The purpose of this dataset is to support research in the field of automatic recognition and detection of automotive parts in a natural context. It provides labels for 29 interior and exterior vehicle regions during human-vehicle interaction. It also enables benchmarking and cross-corpus transfer learning, as demonstrated in GoCarD (A Generic, Optical Car Part Recognition and Detection). The footage captures many "in-the-wild" characteristics, including a range of shot sizes, camera motion, moving objects, a wide variety of backgrounds and different interactions.
The code in this repo is only exemplary and shows a) how images could be predicted from MuSe-CaR-Part using the model weights b) transform the prediction to a fixed sized feature set as used in [1], [2]. It is not intended to work out-of-the-box e.g. on videos. However, the weights can be used for such an application.

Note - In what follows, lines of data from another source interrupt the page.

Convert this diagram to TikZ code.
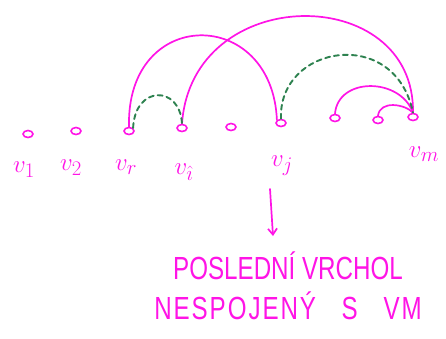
\documentclass[tikz,border=0pt]{standalone}
\usepackage{fontspec}
\setsansfont{Liberation Sans}
\usetikzlibrary{arrows.meta,shapes.geometric}
\definecolor{pink}{RGB}{255,20,230}
\definecolor{dgreen}{RGB}{46,130,80}
\begin{document}
\begin{tikzpicture}[x=1pt,y=-1pt,
  vert/.style={draw=pink,line width=1.6pt,ellipse,minimum width=10pt,minimum height=7pt,inner sep=0pt},
  lbl/.style={text=pink,font=\fontsize{28}{28}\selectfont},
  edge/.style={draw=pink,line width=1.7pt,line cap=round},
  gedge/.style={draw=dgreen,line width=1.9pt,dash pattern=on 5pt off 4pt,line cap=round},
  note/.style={text=pink,font=\sffamily\fontsize{32}{32}\selectfont}]
\useasboundingbox (0,0) rectangle (446,338);
\node[vert] (v1) at (28,134) {};
\node[vert] (v2) at (76,131) {};
\node[vert] (vr) at (129,131) {};
\node[vert] (vi) at (182,128) {};
\node[vert] (ve) at (231,127) {};
\node[vert] (vj) at (281,123) {};
\node[vert] (vk) at (335,118) {};
\node[vert] (vl) at (378,120) {};
\node[vert] (vm) at (413,117) {};
\node[lbl] (l1) at (24,170) {$v_1$};
\node[lbl] (l2) at (71,168) {$v_2$};
\node[lbl] (lr) at (126,167) {$v_r$};
\node[lbl] (li) at (184,172) {$v_{\hat{\imath}}$};
\node[lbl] (lj) at (282,166) {$v_j$};
\node[lbl] (lm) at (424,154) {$v_m$};
% magenta arcs
\draw[edge] (vr.north) .. controls (126,6) and (272,6) .. (vj.north west);
\draw[edge] (vi.north) .. controls (192,-18) and (415,-18) .. (vm.north);
\draw[edge] (vk.north) .. controls (338,77) and (400,77) .. (vm.north);
\draw[edge] (vl.north) .. controls (380,100) and (405,104) .. (vm.north);
% green dashed arcs
\draw[gedge] (vr.north east) .. controls (135,85) and (180,85) .. (vi.north);
\draw[gedge] (vj.north) .. controls (278,45) and (395,25) .. (vm.north);
% arrow
\coordinate (as) at (270,189);
\coordinate (ae) at (273,236);
\draw[edge,-{Straight Barb[length=6pt,width=9pt]}] (as) -- (ae);
\node[note] (t1) at (288,266) {\scalebox{0.755}[1]{POSLEDNÍ VRCHOL}};
\node[note] (t2) at (288,306) {\scalebox{0.755}[1]{\addfontfeature{LetterSpace=8}NESPOJENÝ\hspace{34pt}S\hspace{34pt}VM}};
\end{tikzpicture}
\end{document}
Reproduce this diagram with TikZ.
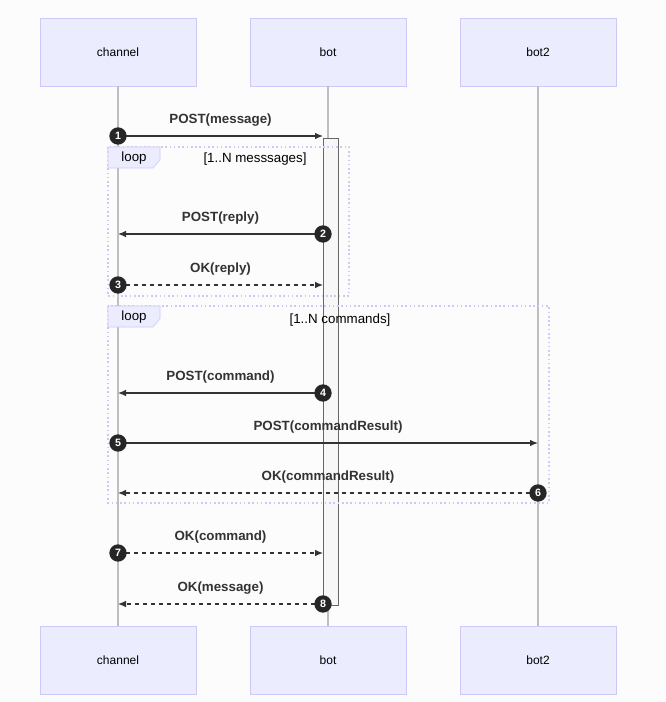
\documentclass[tikz,border=0pt]{standalone}
\usepackage{fontspec}
\setmainfont{Liberation Sans}
\usetikzlibrary{arrows.meta,calc}
\definecolor{actorfill}{RGB}{236,236,255}
\definecolor{actorline}{RGB}{205,200,245}
\begin{document}
\begin{tikzpicture}[x=0.75pt,y=-0.75pt,
  actor/.style={draw=actorline,fill=actorfill,minimum width=117pt,minimum height=51pt,font=\small},
  msg/.style={-{Latex[length=6pt,width=5pt]},line width=0.9pt,draw=black!80},
  reply/.style={msg,dashed},
  num/.style={circle,fill=black!85,text=white,font=\footnotesize\bfseries,inner sep=0pt,minimum size=13pt},
  lbl/.style={font=\bfseries,text=black!80},
  loopbox/.style={draw=actorline,dotted,line width=1.2pt}]
 \fill[black!1] (0,0) rectangle (665,702);
 \useasboundingbox (0,0) rectangle (665,702);
 % lifelines
 \foreach \n/\x in {channel/118,bot/328,bot2/538}{
   \node[actor] (\n-top) at (\x,52) {\n};
   \node[actor] (\n-bot) at (\x,660) {\n};
   \draw[black!25,line width=0.8pt] (\n-top) -- (\n-bot);
 }
 % activation
 \draw[black!60,fill=black!3] (323,138) rectangle (338,605);
 % loops
 \draw[loopbox] (108,147) rectangle (349,296);
 \draw[actorline,fill=actorfill] (108,147) -- (160,147) -- (160,160) -- (153,168) -- (108,168) -- cycle;
 \node at (134,158) {loop};
 \node at (255,159) {[1..N messsages]};
 \draw[loopbox] (108,306) rectangle (549,503);
 \draw[actorline,fill=actorfill] (108,306) -- (160,306) -- (160,319) -- (153,327) -- (108,327) -- cycle;
 \node at (134,317) {loop};
 \node at (340,320) {[1..N commands]};
 % messages
 \foreach \i/\a/\b/\y/\s/\t in {
   1/118/323/136/msg/POST(message),
   2/323/118/234/msg/POST(reply),
   3/118/323/285/reply/OK(reply),
   4/323/118/393/msg/POST(command),
   5/118/538/443/msg/POST(commandResult),
   6/538/118/493/reply/OK(commandResult),
   7/118/323/553/reply/OK(command),
   8/323/118/604/reply/OK(message)}{
   \coordinate (s\i) at (\a,\y);
   \coordinate (e\i) at (\b,\y);
   \draw[\s] (s\i) -- (e\i);
   \node[lbl,above=4pt] at ($(s\i)!0.5!(e\i)$) {\t};
   \node[num] (n\i) at (s\i) {\i};
 }
\end{tikzpicture}
\end{document}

Any data, models, and weights derived from data contained in MuSe-CaR may only be used for scientific, non-commercial applications. The Academic Parties have the right to use these components for Academic and Research Purposes and Academic Publication is permitted. Commercial applications include, but are not limited to: Proving the efficiency of commercial systems, Testing commercial systems, Using screenshots of subjects from the database in advertisements, Selling data from the database. Please download and fill out the EULA - End User License Agreement before requesting the data or models. We will review your application and get in touch as soon as possible. Thank you.
[1] L Stappen , G Rizos, B Schuller. (2020). X-AWARE: ConteXt-AWARE human-environment attention fusion for driver gaze prediction in the wild. In Proceedings of the 22nd International Conference on Multimodal Interaction (ICMI). ACM.
[2] L Stappen, A Baird, G Rizos, P Tzirakis, X Du, F Hafner, L Schumann, A Mallol-Ragolta, BW Schuller, I Lefter, E Cambria. (2020). MuSe 2020 challenge and workshop: Multimodal sentiment analysis, emotion-target engagement and trustworthiness detection in real-life media: Emotional car reviews in-the-wild. In Proceedings of the 1st International on Multimodal Sentiment Analysis in Real-life Media Challenge and Workshop 2020 (MuSe). ACM.